Hardiness: USDA Zone 5a: to -28.8 °C (-20 °F) USDA Zone 5b: to -26.1 °C (-15 °F) USDA Zone 6a: to -23.3 °C (-10 °F) USDA Zone 6b: to -20.5 °C (-5 °F) USDA Zone 7a: to -17.7 °C (0 °F) USDA Zone 7b: to -14.9 °C (5 °F) USDA Zone 8a: to -12.2 °C (10 °F) USDA Zone 8b: to -9.4 °C (15 °F) USDA Zone 9a: to -6.6 °C (20 °F) USDA Zone 9b: to -3.8 °C (25 °F)
Bloom Color: Light yellow (ly)
Bloom Shape: Double
Flower Fragrance: Very Fragrant
Bloom Time: Late Spring/Early Summer Blooms repeatedly
Propagation Methods: From herbaceous stem cuttings From woody stem cuttings From softwood cuttings From semi-hardwood cuttings From hardwood cuttings By grafting By budding By simple layering By air layering By tip layering
On Feb 13, 2012, victorengel from Austin, TX wrote:
This plant is proving to be interesting in its color. The Antique Rose Emporium advertises it as yellow. My plant's first flower since I bought it was cream colored for a flower blooming in November here in Austin. The next flower blooming in February was largely pink with a sort of internal yellowish glow. Quite stunning, really. Curious, I researched the lineage at helpmefind.com. The parents are 'The Fairy', which is pink, and R. wichuriana, which is a rambling, single white species. 'The Fairy', meanwhile, is a cross between 'Paul Crampel', an orange/orange-red 2'x2' shrub and 'Lady Gay', a cherry-red/vermillion aging to white plant to 12'-20'. R. wichuriana is also in the parentage of 'Lady Gay', so I think 'Republic of Texas' has the potential to be a low but widely spreading plant like that species. Time will tell. Anyway, I think it's clear from the parentage where the pink comes from. Now I'm curious whether weather or other conditions modify the color at all.

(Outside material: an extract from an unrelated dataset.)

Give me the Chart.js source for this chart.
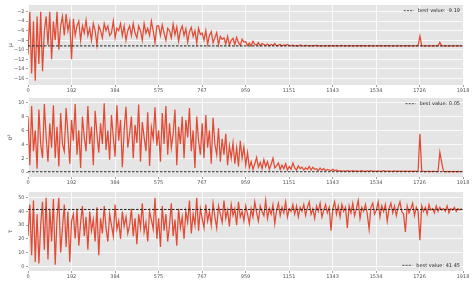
<!DOCTYPE html>
<html><head><meta charset="utf-8">
<script src="https://cdn.jsdelivr.net/npm/chart.js@4.4.1/dist/chart.umd.min.js"></script>
<style>
html,body{margin:0;padding:0;background:#fff;width:474px;height:284px;overflow:hidden;position:relative}
canvas{position:absolute;left:0}
</style></head><body>
<canvas id="c1" width="474" height="95" style="top:0px"></canvas>
<canvas id="c2" width="474" height="95" style="top:93px"></canvas>
<canvas id="c3" width="474" height="97" style="top:187px"></canvas>
<script>
// ---- data ----
const STEP = 8; // iterations between sampled points
const xTickValues = [0, 191.8, 383.6, 575.4, 767.2, 959, 1150.8, 1342.6, 1534.4, 1726.2, 1918];
const xTickLabels = ['0','192','384','575','767','959','1151','1343','1534','1726','1918'];

const muValues = [
  -11,-2,-15,-4,-16.5,-3,-13,-2,-14.5,-6,
  -3,-9,-2,-12,-4,-8,-2,-10,-5,-3,
  -7,-2.5,-6,-4,-12,-3.5,-7,-5,-4,-8,
  -5,-6.5,-3.8,-7,-5.5,-8,-4.5,-6,-9,-5,
  -6,-7.5,-4.5,-6,-5,-7,-6.5,-4,-7.5,-5.5,
  -6,-4.5,-7,-5,-8,-6,-5,-7,-4.5,-6.5,
  -7.5,-5,-6,-8,-4.5,-6.5,-5.5,-7,-4,-6,-8.5,-5,
  -5,-7,-4.8,-6.5,-8,-5.5,-6,-7.5,-4.6,-6.8,-5.2,-8.2,-6,-5,-7,-5.6,-8.4,-6.2,-5.3,-7.2,-6,-8.6,-5.5,-6.8,
  -6.5,-8,-6,-8.8,-7,-6.2,-8.5,-7.5,-6.4,-8.9,-7.2,-7.8,
  -7.5,-8.8,-7.2,-9,-8,-7.6,-8.9,-7.4,-8.5,-9.1,-7.8,-8.4,
  -8.3,-9.1,-8.6,-9.2,-8.2,-8.9,-9,-8.5,-9.2,-8.7,-8.9,-9.1,
  -8.8,-9.2,-8.9,-9.1,-8.7,-9.2,-9,-8.9,-9.2,-9,-9.1,-8.9,
  -9.1,-9.2,-9.05,-9.18,-9.12,-9.2,-9.0,-9.16,-9.2,-9.1,-9.15,-9.19,
  -9.12,-9.2,-9.15,-9.1,-9.19,-9.14,-9.2,-9.16,-9.11,-9.19,-9.15,-9.2,
  -9.15,-9.19,-9.12,-9.2,-9.17,-9.1,-9.19,-9.15,-9.2,-9.13,-9.18,-9.16,
  -9.18,-9.12,-9.2,-9.15,-9.19,-9.14,-9.2,-9.17,-9.13,-9.19,-9.16,-9.2,
  -9.16,-9.2,-9.14,-9.19,-9.17,-9.2,-9.15,-9.18,-9.2,-9.16,-9.19,-9.17,
  -9.19,-9.16,-9.2,-9.17,-9.19,-9.15,-9.2,-9.18,-9.16,-9.2,-9.18,-9.19,
  -7.1,
  -9.19,-9.17,-9.2,-9.18,-9.19,-9.16,-9.2,-9.18,-9.19,-9.17,
  -8.45,
  -9.18,-9.2,-9.17,-9.19,-9.2,-9.18,-9.19,-9.17,-9.2,-9.19,-9.18,-9.19
];

const sigmaValues = [
  8,1,9.5,3,6,0.5,9,4,2,9.8,
  5,1.5,7,3.5,9.6,2,6.5,0.8,8.5,4,
  3,9.2,5.5,1.2,7.5,4.5,9.8,2.5,6,0.6,
  8,5,3,9.5,4,6.5,1,8.8,5.5,2.8,
  7,4,9.9,3.2,6,1.8,8.2,5,2.2,9.6,
  4.5,7.5,0.7,6,9.4,3.5,5.5,8,2,6.8,
  4.2,9.7,1.5,7.2,5,3,8.6,0.9,6.4,4.8,9.3,3.8,
  6,1.5,8.5,4,9.5,2.5,7,3.5,5.5,9,1,6.5,4,8,2,7.5,5,9.2,3,6,0.6,8,4.5,2.5,
  7,2,8.2,3.5,6,1.2,7.8,4,2.5,
  6.3,1.5,4.8,2.5,5.5,1,3.8,2,
  4.2,1.2,3.5,0.8,4.5,2,3.6,1,
  2.8,0.6,1.5,0.4,1.2,2.1,0.7,1.4,0.5,1.8,
  0.8,1.5,0.4,1.1,2,0.6,0.9,1.3,0.4,1.0,
  0.5,1.2,0.3,0.8,0.4,1.3,0.6,0.3,0.9,0.5,0.7,0.3,0.6,0.4,0.8,
  0.3,0.7,0.4,0.5,0.2,0.6,0.3,0.5,0.2,0.4,0.3,0.2,0.4,0.2,0.3,
  0.15,0.2,0.1,0.18,0.12,0.2,0.1,0.15,0.2,0.12,0.18,0.1,0.16,0.2,0.12,
  0.1,0.17,0.12,0.2,0.1,0.15,0.12,0.18,0.1,0.14,0.2,0.1,0.13,0.16,0.1,
  0.12,0.18,0.1,0.15,0.11,0.16,0.1,0.14,0.12,0.1,0.15,0.11,0.13,0.1,0.12,
  5.5,
  0.1,0.12,0.08,0.1,0.12,0.09,0.1,0.11,0.08,0.1,
  2.85,1.4,
  0.1,0.08,0.11,0.09,0.1,0.08,0.1,0.09,0.11,0.08,0.1
];

const tauValues = [
  22,45,8,48,3,38,2,30,47,12,
  50,5,42,18,49,1,35,50,10,28,
  45,14,40,3,33,
  38,20,42,15,32,44,22,36,12,40,26,34,18,43,8,
  35,24,44,28,18,38,30,22,45,27,33,20,40,29,36,24,
  30,42,22,35,16,38,28,46,25,32,18,40,34,27,50,20,
  35,14,44,26,38,18,30,46,22,34,15,42,28,36,20,40,
  32,48,24,38,30,50,26,42,35,28,45,33,
  40,30,46,36,28,44,38,32,48,35,41,29,45,37,42,30,47,36,40,33,44,38,31,
  42,36,47,39,33,44,40,37,48,35,42,38,45,31,41,46,37,43,39,47,36,42,40,45,38,44,36,43,
  40,45,37,43,47,38,42,35,44,40,46,36,41,45,39,43,
  26,
  42,47,38,44,36,45,40,43,
  28,
  44,39,46,37,42,48,35,43,40,45,38,
  27,
  43,46,38,41,47,36,44,40,45,33,42,46,39,44,37,43,47,40,38,
  25,
  44,39,42,46,37,43,40,
  19,
  44,40,43,38,45,41,42,39,44,40,43,41,42,40,44,39,42,41,43,40,42,41,42
];

const bestValues = [-9.19, 0.05, 41.45];
const bestLabels = ['best value: -9.19', 'best value: 0.05', 'best value: 41.45'];
const yLabels = ['\u03bc', '\u03c3\u00b2', '\u03c4'];
const muTicks = [-16,-14,-12,-10,-8,-6,-4,-2];
const sigmaTicks = [0,2,4,6,8,10];
const tauTicks = [0,10,20,30,40,50];

// ---- drawing ----
const RED = '#E24A33';
const FONT = "'DejaVu Sans', sans-serif";

const bgPlugin = {
  id: 'bg',
  beforeDraw(chart) {
    const {ctx, chartArea: a} = chart;
    ctx.save();
    ctx.fillStyle = '#E5E5E5';
    ctx.fillRect(a.left, a.top, a.right - a.left, a.bottom - a.top);
    ctx.restore();
  }
};

const bestLegendPlugin = {
  id: 'bestLegend',
  afterDraw(chart, args, opts) {
    const {ctx, chartArea: a} = chart;
    ctx.save();
    ctx.font = '5px ' + FONT;
    const w = ctx.measureText(opts.text).width;
    const right = a.right - 3;
    const y = opts.pos === 'top' ? a.top + 5.7 : a.bottom - 5.7;
    const tx = right - w;
    ctx.fillStyle = '#222';
    ctx.textBaseline = 'middle';
    ctx.fillText(opts.text, tx, y);
    ctx.strokeStyle = '#222';
    ctx.lineWidth = 0.8;
    ctx.setLineDash([2, 1.2]);
    ctx.beginPath();
    ctx.moveTo(tx - 14, y);
    ctx.lineTo(tx - 4, y);
    ctx.stroke();
    ctx.restore();
  }
};

function makeChart(id, values, best, label, yTicks, yMin, yMax, xAxisH, legendPos, legendText) {
  const pts = values.map((v, i) => ({x: i * STEP, y: v}));
  return new Chart(document.getElementById(id), {
    type: 'line',
    data: {
      datasets: [
        {data: [{x: 0, y: best}, {x: 1918, y: best}], borderColor: '#222', borderWidth: 1,
         borderDash: [2.5, 1.5], pointRadius: 0, order: 0},
        {data: pts, borderColor: RED, borderWidth: 1.25, pointRadius: 0, tension: 0, order: 1}
      ]
    },
    options: {
      responsive: false, animation: false, devicePixelRatio: 1,
      layout: {padding: {left: 0, right: 11, top: 5, bottom: 0}},
      plugins: {legend: {display: false}, tooltip: {enabled: false},
                bestLegend: {text: legendText, pos: legendPos}},
      scales: {
        x: {
          type: 'linear', min: 0, max: 1918,
          afterBuildTicks: s => { s.ticks = xTickValues.map(v => ({value: v})); },
          afterFit: s => { s.height = xAxisH; },
          ticks: {
            autoSkip: false, maxRotation: 0, padding: 0.5,
            color: '#555', font: {family: FONT, size: 5},
            callback: (v, i) => xTickLabels[i]
          },
          grid: {color: '#fff', lineWidth: 0.8, tickColor: '#888', tickLength: 2, drawTicks: true},
          border: {display: false}
        },
        y: {
          min: yMin, max: yMax,
          afterBuildTicks: s => { s.ticks = yTicks.map(v => ({value: v})); },
          afterFit: s => { s.width = 28; },
          ticks: {color: '#555', font: {family: FONT, size: 5}, padding: 1.5,
                  callback: v => String(v).replace('-', '\u2212')},
          grid: {color: '#fff', lineWidth: 0.8, tickColor: '#888', tickLength: 2},
          border: {display: false},
          title: {display: true, text: label, color: '#555', font: {family: FONT, size: 6},
                  padding: {top: 7, bottom: 0}}
        }
      }
    },
    plugins: [bgPlugin, bestLegendPlugin]
  });
}

makeChart('c1', muValues, bestValues[0], yLabels[0], muTicks, -17.4, -0.6, 10, 'top', bestLabels[0]);
makeChart('c2', sigmaValues, bestValues[1], yLabels[1], sigmaTicks, -0.7, 10.65, 11, 'top', bestLabels[1]);
makeChart('c3', tauValues, bestValues[2], yLabels[2], tauTicks, -3.5, 54.2, 13, 'bottom', bestLabels[2]);
</script>
</body></html>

A friend had this rose in a container and she gave it to me when she moved a couple years ago. It has done great. It's a short, spreading shrub with smallish leaves -- never a hint of blackspot. It is fragrant and blooms on and off all summer. I've been very pleased with it as a good container rose.
On May 28, 2004, Paulwhwest from Irving (Dallas area), TX (Zone 8a) wrote:
Bred in Brenham, Texas by the Antique Rose Emporium (owner, Michael Shoup). One of the Texas Pioneer Series; a new series of large-flowered, repeat-blooming roses that are bred to have the tough traits of antique roses.
This rose is advertised to grow, and look good in containers.